Well, we’re monitoring one or two, who haven’t been able to train with us as fully as we would like during the week. But I’m expecting, strangely enough, tomorrow to have a pretty clean bill of health with everybody. Cuch Hernandez, everybody knows, won’t be with us. There’s a risk I suppose that one or two of these others, that I really hope and believe will be okay tomorrow, might not quite make it or might come out to the training session and decide that they need an extra week, but at the moment it’s looking pretty good in that respect.
What do you think you need to take to a team like City who are fighting at the top of the table in order to try and be successful?
To some extent, everyone really knows what the situation is. And everyone really knows, when they pose the question, you know that the answer that I’m expected to give, isn’t really the answer that is the most relevant one. Because the fact is, I don’t know, really, if you’re in our situation, what you can really say, in terms of: ‘We’re going to go to the Man City, and we’re going to do this that and the other.’ I mean, what we’re going to do, we’re going to try and make ourselves unpopular. Because if we want to make ourselves popular with Pep and in the Man City crowd and everyone else in the country, all we do really is we just go hell for leather to try and win the game and try and match them at their own game. And that, as at least 99% of people – certainly those working in football – know, is a recipe for disaster. So our only chance really is to go in and give their play the respect it deserves. And to make certain that we make life as difficult for them as we possibly can. That, you know, we seal the spaces that they need to get into goalscoring positions, we try and make it very hard for their incredible quality players in the final third of the field to produce the passes or the crosses they need to produce. And then we hope, of course, like everyone that goes there, that when we do get the ball, there will be enough in our team, especially on the counter-attack, to give them a few problems of their own to solve. But that’s really all you can do. And anything you promise beyond that is just leading people to believe in a fantasy football world. You know, they’re not top of the table, and have won goodness knows how many games in a row, for nothing. And if there was a simple solution to: ‘well, if you do this, you will start to beat them’ – then we would be the first team to try it, there would have been lots of teams before us who would have tried it.
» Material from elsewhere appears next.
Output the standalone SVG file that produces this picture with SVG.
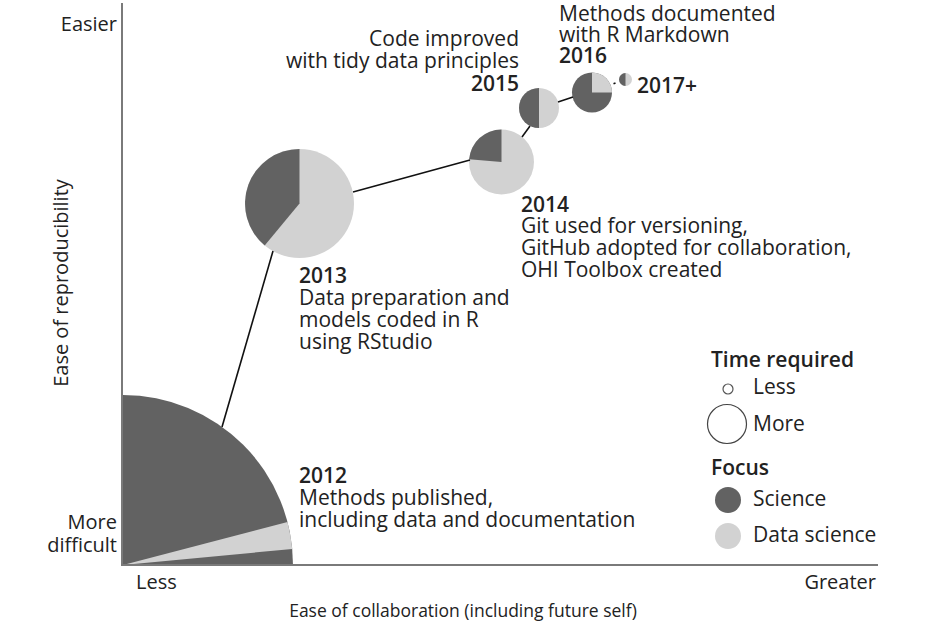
<svg xmlns="http://www.w3.org/2000/svg" width="926" height="627" viewBox="0 0 926 627">
<style>
text{font-family:"Open Sans","Liberation Sans",sans-serif;font-size:21px;fill:#222;}
.ax{font-size:20px;}
.xt{font-size:17.5px;}
.yr{font-weight:600;}
.r{text-anchor:end;}
.m{text-anchor:middle;}
.dk{fill:#626262;}
.lt{fill:#d2d2d2;}
.conn line{stroke:#111;stroke-width:1.6;}
.axis{stroke:#7a7a7a;stroke-width:2;fill:none;}
</style>
<rect width="926" height="627" fill="#fff"/>
<g id="pie2012">
<path class="dk" d="M123,565 L123,395 A170,170 0 0 1 293,565 Z"/>
<path class="lt" d="M123,565 L292.2,549 A170,170 0 0 0 287.5,522 Z"/>
</g>
<g id="pie2013">
<circle class="lt" cx="299.5" cy="203.5" r="54.5"/>
<path class="dk" d="M299.5,203.5 L299.5,149 A54.5,54.5 0 0 0 264.7,245.4 Z"/>
</g>
<g id="pie2014">
<circle class="lt" cx="501.5" cy="162" r="32.5"/>
<path class="dk" d="M501.5,162 L501.5,129.5 A32.5,32.5 0 0 0 469.1,159.2 Z"/>
</g>
<g id="pie2015">
<circle class="lt" cx="539" cy="108" r="20"/>
<path class="dk" d="M539,88 A20,20 0 0 0 539,128 Z"/>
</g>
<g id="pie2016">
<circle class="dk" cx="592" cy="92.5" r="20"/>
<path class="lt" d="M592,92.5 L592,72.5 A20,20 0 0 1 612,92.5 Z"/>
</g>
<g id="pie2017">
<circle class="lt" cx="625.5" cy="79.5" r="6.5"/>
<path class="dk" d="M625.5,73 A6.5,6.5 0 0 0 625.5,86 Z"/>
</g>
<g class="conn" id="connectors">
<line x1="222" y1="427" x2="273" y2="251"/>
<line x1="353" y1="192" x2="470" y2="160"/>
<line x1="522" y1="137" x2="530" y2="126"/>
<line x1="558" y1="102" x2="573" y2="97"/>
<line x1="613.5" y1="83.8" x2="615.5" y2="83"/>
</g>
<g id="axes">
<path class="axis" d="M122,3 L122,565 L878,565"/>
<text class="r ax" x="117" y="31">Easier</text>
<text class="r ax" x="117" y="529">More</text>
<text class="r ax" x="117" y="552">difficult</text>
<text class="ax" x="136" y="589">Less</text>
<text class="r ax" x="876" y="589">Greater</text>
<text class="m xt" x="463" y="617">Ease of collaboration (including future self)</text>
<text class="m ax" transform="translate(68,283) rotate(-90)">Ease of reproducibility</text>
</g>
<g id="label2012">
<text class="yr" x="299" y="483">2012</text>
<text x="299" y="505">Methods published,</text>
<text x="299" y="527">including data and documentation</text>
</g>
<g id="label2013">
<text class="yr" x="299" y="283">2013</text>
<text x="299" y="305">Data preparation and</text>
<text x="299" y="327">models coded in R</text>
<text x="299" y="349">using RStudio</text>
</g>
<g id="label2014">
<text class="yr" x="521" y="212">2014</text>
<text x="521" y="233">Git used for versioning,</text>
<text x="521" y="255">GitHub adopted for collaboration,</text>
<text x="521" y="277">OHI Toolbox created</text>
</g>
<g id="label2015">
<text class="r" x="519" y="46">Code improved</text>
<text class="r" x="519" y="68">with tidy data principles</text>
<text class="r yr" x="519" y="91">2015</text>
</g>
<g id="label2016">
<text x="559" y="21">Methods documented</text>
<text x="559" y="42">with R Markdown</text>
<text class="yr" x="559" y="63">2016</text>
</g>
<g id="label2017">
<text class="yr" x="637" y="93">2017+</text>
</g>
<g id="legend">
<text x="711" y="367" class="yr">Time required</text>
<circle cx="728" cy="389" r="5" fill="#fff" stroke="#555" stroke-width="1.2"/>
<text x="753" y="394">Less</text>
<circle cx="727" cy="424" r="19.5" fill="#fff" stroke="#444" stroke-width="1.2"/>
<text x="753" y="431">More</text>
<text x="711" y="475" class="yr">Focus</text>
<circle class="dk" cx="728" cy="500" r="13"/>
<text x="753" y="506">Science</text>
<circle class="lt" cx="728" cy="536" r="13"/>
<text x="753" y="542">Data science</text>
</g>
</svg>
Cucho recently said the players need courage on the pitch. What do you think he meant by that?
I don’t know. You’d have to ask him. Are you talking about physical courage or mental courage, what was he talking about? Well, it’s one, courage is one of those qualities really, that you want to see in your players in every game. So I don’t know that. Whether you’re playing Man City away or playing Brentford at home, I don’t know when you would push courage aside and say we don’t need it today. And now we do. I think it’s one of those things you need at all times. I’ve got to say that a lot of things that we say in football – I’m not blaming Cucho here because I’m guilty of it myself – they are words really that don’t have the sort of relevance that one should really give them. It’s an important word. Being courageous, we would all we all agree, what a wonderful quality you know people who were courageous. But how do you become courageous? What does your manager tell you before you go out, before you play the game that suddenly turns you from someone who isn’t particularly courageous, to someone who is courageous? I don’t know. But anyone who can tell me what to say, I’ll say it.